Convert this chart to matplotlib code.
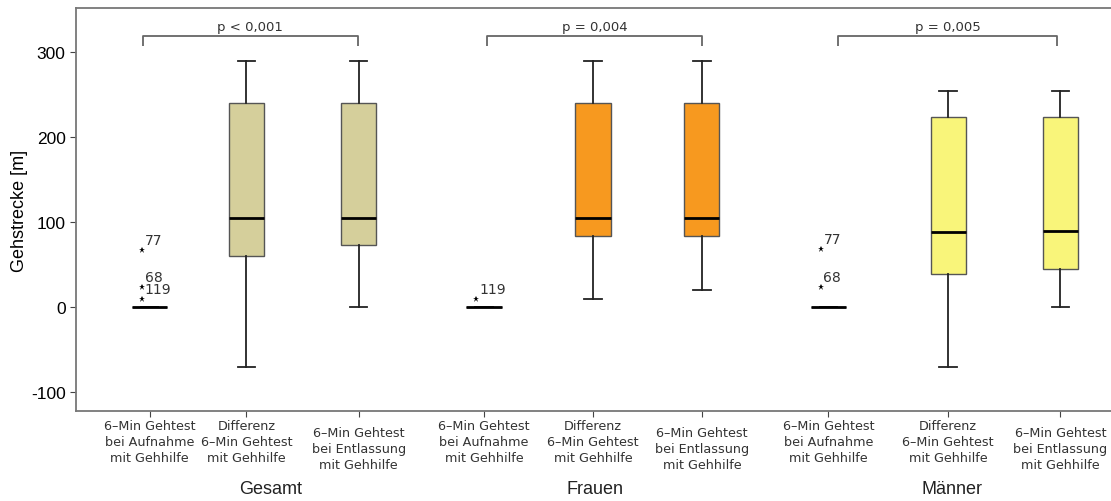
import matplotlib
matplotlib.use("Agg")
import matplotlib.pyplot as plt
from matplotlib.transforms import ScaledTranslation

# ---- data ----
positions = [0.67, 1.55, 2.57, 3.71, 4.70, 5.69, 6.84, 7.93, 8.95]
tick_labels = [
    "6\u2013Min Gehtest\nbei Aufnahme\nmit Gehhilfe",
    "Differenz\n6\u2013Min Gehtest\nmit Gehhilfe",
    "6\u2013Min Gehtest\nbei Entlassung\nmit Gehhilfe",
] * 3
groups = ["Gesamt", "Frauen", "M\u00e4nner"]
group_x = [1.77, 4.72, 7.96]
colors = ["#D5CF9B", "#F7991F", "#F9F57A"]
# whislo, q1, med, q3, whishi
whislo = [0, -70, 0, 0, 10, 20, 0, -70, 0]
q1 = [0, 60, 73, 0, 84, 84, 0, 39, 45]
med = [0, 105, 105, 0, 105, 105, 0, 89, 90]
q3 = [0, 240, 240, 0, 240, 240, 0, 224, 224]
whishi = [0, 290, 290, 0, 290, 290, 0, 255, 255]
outliers = [[68, 24, 10], [], [], [10], [], [], [69, 24], [], []]
outlier_ids = [["77", "68", "119"], [], [], ["119"], [], [], ["77", "68"], [], []]
p_texts = ["p < 0,001", "p = 0,004", "p = 0,005"]
bracket_left = [0.61, 3.74, 6.93]
bracket_right = [2.56, 5.69, 8.92]

fig = plt.figure(figsize=(11.11, 5.02), dpi=100)
ax = fig.add_axes([0.0684, 0.179, 0.9316, 0.803])

ax.set_xlim(0.0, 9.41)
ax.set_ylim(-122, 352)

stats = []
for i in range(9):
    stats.append(dict(whislo=whislo[i], q1=q1[i], med=med[i], q3=q3[i],
                      whishi=whishi[i], fliers=[]))
bp = ax.bxp(stats, positions=positions, widths=0.32, patch_artist=True,
            showfliers=False,
            medianprops=dict(color="black", lw=2),
            whiskerprops=dict(color="#222222", lw=1.3),
            capprops=dict(color="#222222", lw=1.3),
            boxprops=dict(edgecolor="#555555", lw=1.0))
for i, b in enumerate(bp["boxes"]):
    b.set_facecolor(colors[i // 3])

# outliers
for i in range(9):
    for v, lab in zip(outliers[i], outlier_ids[i]):
        ax.plot(positions[i] - 0.07, v, marker="*", color="black", ms=5, mew=0)
        ax.text(positions[i] - 0.045, v + 3, lab, fontsize=10, color="#333333",
                ha="left", va="bottom")

# brackets
for g in range(3):
    xa = bracket_left[g]
    xb = bracket_right[g]
    yb, yt = 307, 319
    ax.plot([xa, xa, xb, xb], [yb, yt, yt, yb], color="#666666", lw=1.3,
            solid_capstyle="butt", clip_on=False)
    ax.text((xa + xb) / 2, yt + 4, p_texts[g], ha="center", va="bottom",
            fontsize=9.5, color="#333333")

ax.set_xticks(positions)
ax.set_xticklabels(tick_labels, fontsize=9.2, color="#333333",
                   linespacing=1.3)
ax.tick_params(axis="x", length=4, color="#444444", pad=2)
for i, lab in enumerate(ax.get_xticklabels()):
    if i % 3 == 2:
        lab.set_transform(lab.get_transform() +
                          ScaledTranslation(0, -5 / 72, fig.dpi_scale_trans))
ax.set_yticks([-100, 0, 100, 200, 300])
ax.set_yticklabels(["-100", "0", "100", "200", "300"], fontsize=12.5,
                   family="Liberation Sans")
ax.tick_params(axis="y", length=4, color="#444444")
ax.set_ylabel("Gehstrecke [m]", fontsize=13, family="Liberation Sans",
              labelpad=2)

for s in ["top", "bottom", "left"]:
    ax.spines[s].set_color("#777777")
    ax.spines[s].set_linewidth(1.3)
ax.spines["right"].set_visible(False)

for g in range(3):
    ax.text(group_x[g], -0.17, groups[g], transform=ax.get_xaxis_transform(),
            ha="center", va="top", fontsize=13, family="Liberation Sans", color="#222222")

fig.savefig("out.png", dpi=100)
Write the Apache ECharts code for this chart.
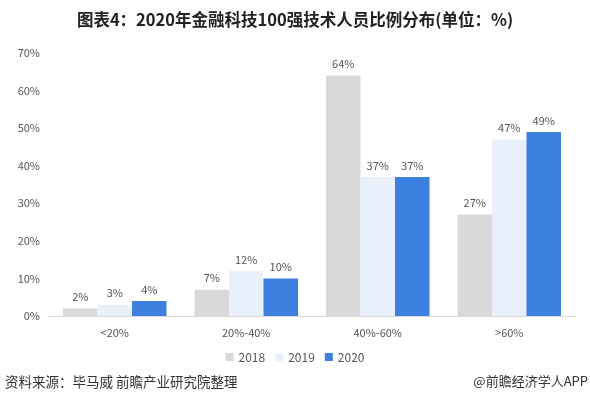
<!DOCTYPE html>
<html><head><meta charset="utf-8">
<script src="https://cdn.jsdelivr.net/npm/echarts@6/dist/echarts.min.js"></script>
<style>html,body{margin:0;padding:0;background:#fff;}#c{width:590px;height:406px;}</style>
</head><body><div id="c"></div>
<script>
const categories = ['<20%', '20%-40%', '40%-60%', '>60%'];
const s2018 = [2, 7, 64, 27];
const s2019 = [3, 12, 37, 47];
const s2020 = [4, 10, 37, 49];
const yTicks = ['0%','10%','20%','30%','40%','50%','60%','70%'];
const chart = echarts.init(document.getElementById('c'));
const F = '"Microsoft YaHei","Noto Sans CJK SC",sans-serif';
const lbl = {show:true, position:'top', formatter:'{c}%', color:'#555', fontSize:11, fontFamily:F, distance:6};
chart.setOption({
  animation:false,
  title:{text:'图表4：2020年金融科技100强技术人员比例分布(单位：%)', left:'center', top:6,
    textStyle:{fontSize:16.5, fontWeight:'bold', color:'#222', fontFamily:F}},
  graphic:[
    {type:'text', left:5, top:375, style:{text:'资料来源：毕马威 前瞻产业研究院整理', fontSize:13.5, fill:'#333', fontFamily:F}},
    {type:'text', right:2, top:375, style:{text:'@前瞻经济学人APP', fontSize:13, fill:'#333', fontFamily:F}}
  ],
  legend:{bottom:38, left:'center', itemWidth:8, itemHeight:8, itemGap:10, icon:'rect',
    textStyle:{color:'#555', fontSize:12, fontFamily:F}},
  grid:{left:49, right:15, top:53, bottom:90, containLabel:false},
  xAxis:{type:'category', data:categories,
    axisLine:{lineStyle:{color:'#d9d9d9'}}, axisTick:{show:false},
    axisLabel:{color:'#555', fontSize:11, fontFamily:F, margin:11}},
  yAxis:{type:'value', min:0, max:70, interval:10,
    axisLabel:{formatter:function(v){return yTicks[v/10];}, color:'#555', fontSize:11, fontFamily:F, margin:9},
    splitLine:{show:false}, axisLine:{show:false}, axisTick:{show:false}},
  series:[
    {name:'2018', type:'bar', data:s2018, barWidth:34.5, barGap:'0%', itemStyle:{color:'#d9d9d9'}, label:lbl},
    {name:'2019', type:'bar', data:s2019, barWidth:34.5, barGap:'0%', itemStyle:{color:'#e9f0fb'}, label:lbl},
    {name:'2020', type:'bar', data:s2020, barWidth:34.5, barGap:'0%', itemStyle:{color:'#3d7fdf'}, label:lbl}
  ]
});
</script></body></html>
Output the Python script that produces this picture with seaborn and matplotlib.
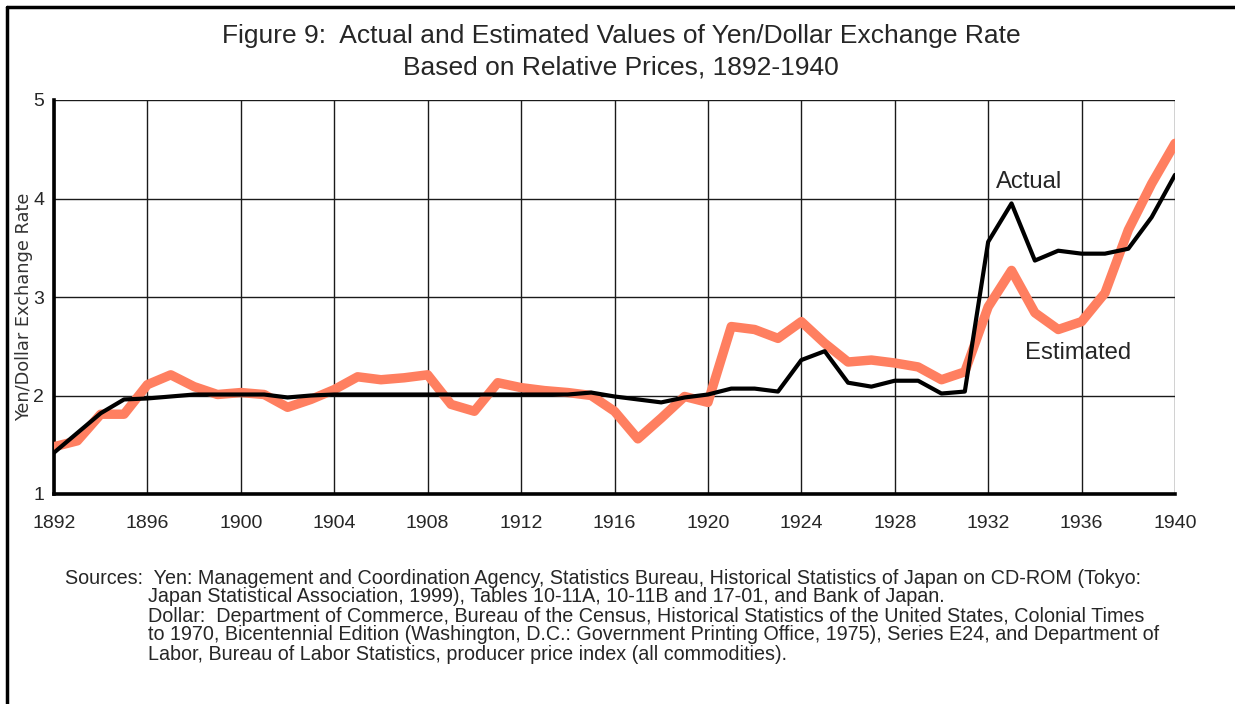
import matplotlib
matplotlib.use("Agg")
import matplotlib.pyplot as plt
import seaborn as sns
import pandas as pd
from matplotlib.lines import Line2D

years = list(range(1892, 1941))
actual = [1.42, 1.62, 1.82, 1.96, 1.97, 1.99, 2.01, 2.01, 2.01, 2.01, 1.98, 2.00,
          2.01, 2.01, 2.01, 2.01, 2.01, 2.01, 2.01, 2.01, 2.01, 2.01, 2.01, 2.03,
          1.99, 1.96, 1.93, 1.98, 2.01, 2.07, 2.07, 2.04, 2.36, 2.45, 2.13, 2.09,
          2.15, 2.15, 2.02, 2.04, 3.56, 3.95, 3.37, 3.47, 3.44, 3.44, 3.49, 3.81, 4.24]
estimated = [1.48, 1.54, 1.81, 1.81, 2.11, 2.21, 2.09, 2.01, 2.03, 2.01, 1.88, 1.96,
             2.06, 2.19, 2.16, 2.18, 2.21, 1.91, 1.84, 2.13, 2.08, 2.05, 2.03, 2.00,
             1.84, 1.56, 1.77, 1.99, 1.93, 2.70, 2.67, 2.58, 2.75, 2.53, 2.34, 2.36,
             2.33, 2.29, 2.16, 2.24, 2.90, 3.27, 2.84, 2.67, 2.75, 3.04, 3.68, 4.15, 4.56]
x_ticks = list(range(1892, 1941, 4))
y_ticks = [1, 2, 3, 4, 5]

title_lines = ["Figure 9:  Actual and Estimated Values of Yen/Dollar Exchange Rate",
               "Based on Relative Prices, 1892-1940"]
ylabel = "Yen/Dollar Exchange Rate"
sources = [
    "Sources:  Yen: Management and Coordination Agency, Statistics Bureau, Historical Statistics of Japan on CD-ROM (Tokyo:",
    "Japan Statistical Association, 1999), Tables 10-11A, 10-11B and 17-01, and Bank of Japan.",
    "Dollar:  Department of Commerce, Bureau of the Census, Historical Statistics of the United States, Colonial Times",
    "to 1970, Bicentennial Edition (Washington, D.C.: Government Printing Office, 1975), Series E24, and Department of",
    "Labor, Bureau of Labor Statistics, producer price index (all commodities).",
]

sns.set_style("white")
plt.rcParams['font.family'] = ['Liberation Sans', 'DejaVu Sans']

df = pd.DataFrame({"Year": years + years,
                   "Rate": actual + estimated,
                   "Series": ["Actual"] * len(years) + ["Estimated"] * len(years)})

fig = plt.figure(figsize=(12.35, 7.04), dpi=100)
ax = fig.add_axes([54/1235, 1 - 494/704, (1175 - 54)/1235, (494 - 100)/704])

sns.lineplot(data=df[df.Series == "Actual"], x="Year", y="Rate", color="black",
             linewidth=3.0, ax=ax, legend=False, zorder=4)
sns.lineplot(data=df[df.Series == "Estimated"], x="Year", y="Rate", color="#FF7F60",
             linewidth=6.8, ax=ax, legend=False, zorder=3)

ax.set_xlim(1892, 1940)
ax.set_ylim(1, 5)
ax.set_xticks(x_ticks)
ax.set_yticks(y_ticks)
ax.set_xticklabels([str(t) for t in x_ticks], fontsize=14)
ax.set_yticklabels([str(t) for t in y_ticks], fontsize=14)
ax.grid(True, color="#1a1a1a", linewidth=1.0)
ax.set_axisbelow(True)
ax.tick_params(axis="x", length=5, width=1, color="#444444", pad=10)
ax.tick_params(axis="y", length=4, width=1, color="#444444", pad=3)
ax.set_xlabel("")
ax.set_ylabel("")
for s in ["top", "right"]:
    ax.spines[s].set_visible(False)
for s in ["left", "bottom"]:
    ax.spines[s].set_linewidth(2.6)
    ax.spines[s].set_color("black")

ax.text(1933.75, 4.17, "Actual", fontsize=17.2, ha="center", va="center")
ax.text(1935.87, 2.43, "Estimated", fontsize=17.2, ha="center", va="center")

fig.text(621/1235, 1 - 36/704, title_lines[0], fontsize=19, ha="center", va="center")
fig.text(621/1235, 1 - 68/704, title_lines[1], fontsize=19, ha="center", va="center")
fig.text(24/1235, 1 - 307/704, ylabel, rotation=90, fontsize=12.8, ha="center", va="center",
         color="#333333", family=["DejaVu Sans"])

y0 = 578
for i, line in enumerate(sources):
    xpos = 65 if i == 0 else 148
    fig.text(xpos/1235, 1 - (y0 + i*19)/704, line, fontsize=14.2, ha="left", va="center")

# outer frame (top and left)
fig.add_artist(Line2D([7/1235, 1], [1 - 7/704, 1 - 7/704], color="black", linewidth=2.5,
                      transform=fig.transFigure))
fig.add_artist(Line2D([7/1235, 7/1235], [1 - 7/704, 0], color="black", linewidth=2.5,
                      transform=fig.transFigure))

fig.savefig("out.png", dpi=100)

-------------------------

**CHALLENGE**.
Give again, word for word, only the lines starting at the line with "Output the Python" and ending at the line with "from matplotlib.lines import Line2D", keeping both end lines; pictures stay out.

**PROBLEM SOLUTION**.
Output the Python script that produces this picture with seaborn and matplotlib.
import matplotlib
matplotlib.use("Agg")
import matplotlib.pyplot as plt
import seaborn as sns
import pandas as pd
from matplotlib.lines import Line2D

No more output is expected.